British Columbia

ICBC warns of seasonal spike in pedestrian injuries from vehicles

ICBC launches a month-long safety campaign, warning drivers and pedestrians to watch out for each other.

Month-long safety campaign reminds drivers and pedestrians to watch out for each other

ICBC's month-long campaign wants to communicate to drivers and pedestrians that more can be done to reduce accidents. (JopsStock/Shutterstock)

According to ICBC, injuries to pedestrians nearly double in the fall and winter months, which has prompted the Crown corporation to launch a month-long safety campaign, warning drivers and pedestrians to watch out for each other. 
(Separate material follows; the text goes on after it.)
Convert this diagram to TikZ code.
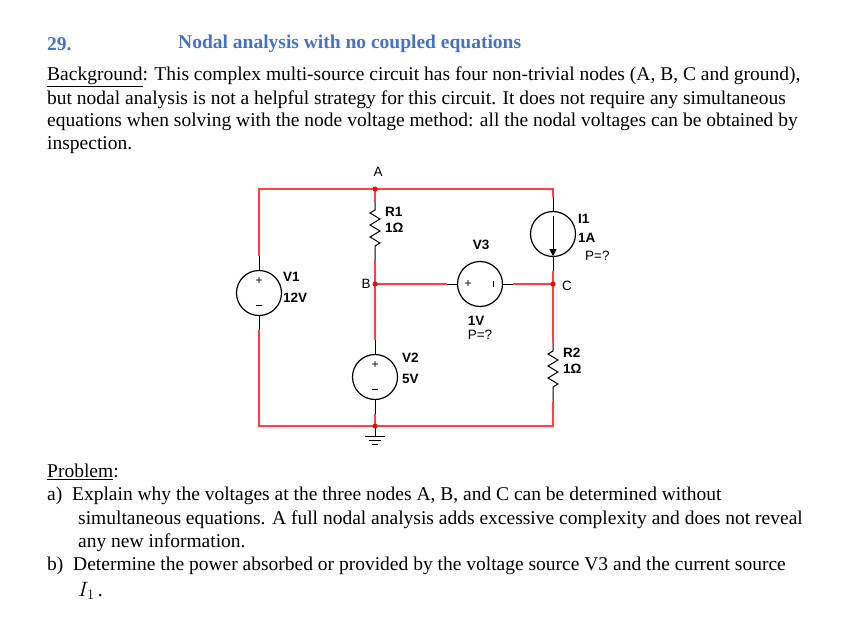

"About half the crashes happen this time of year, and really it's because the days are getting shorter, the weather is getting, you know it's getting poor visibility, it's raining or snowing, or foggy," said ICBC spokesperson, Aileen Shibata. "So it's just a good time to get out and remind everybody that there's things that they can be doing to keep pedestrians safe."

On average, ICBC says 1,120 pedestrians are injured every year in B.C. from October to January. That's almost twice the 640 people injured between May and August. 

ICBC says crashes involving pedestrians occur most often at intersections, from 3 p.m. to 6 p.m., and on Wednesdays and Thursdays. 

It says the top contributing factors of crashes are driver distraction, drivers failing to yield the right of way, and the weather.

"I think we, as a society, we're running late, we're in a hurry, we're distracted, we're stressed out about certain things. And driving seems to take kind of a back seat if you will … We can't have that, we need people when they're driving to be observant," said North Vancouver RCMP Cpl. Richard De Jong.

Tips for drivers

  • Leave your phone alone while driving.
  • If a car is stopped in front of you or in the neighbouring lane, they could be yielding to a crossing pedestrian.
  • Always yield to pedestrians.
  • Have your lights on to increase visibility, regardless of the time of day. 
  • When approaching an intersection, scan left to right for pedestrians. 

Tips for pedestrians

  • Never assume that a driver can see you.
  • Make eye contact with drivers.
  • Wear reflective clothing or accessories.
  • Remove your headphones and stay off your phone when crossing the street.
  • Always cross at designated crosswalks.
  • Follow pedestrian signs and traffic signals. 

ICBC and community policing volunteers will be handing out reflectors and sharing safety tips in high pedestrian traffic areas for the month of October.

Reflectors will also be available at most community policing stations.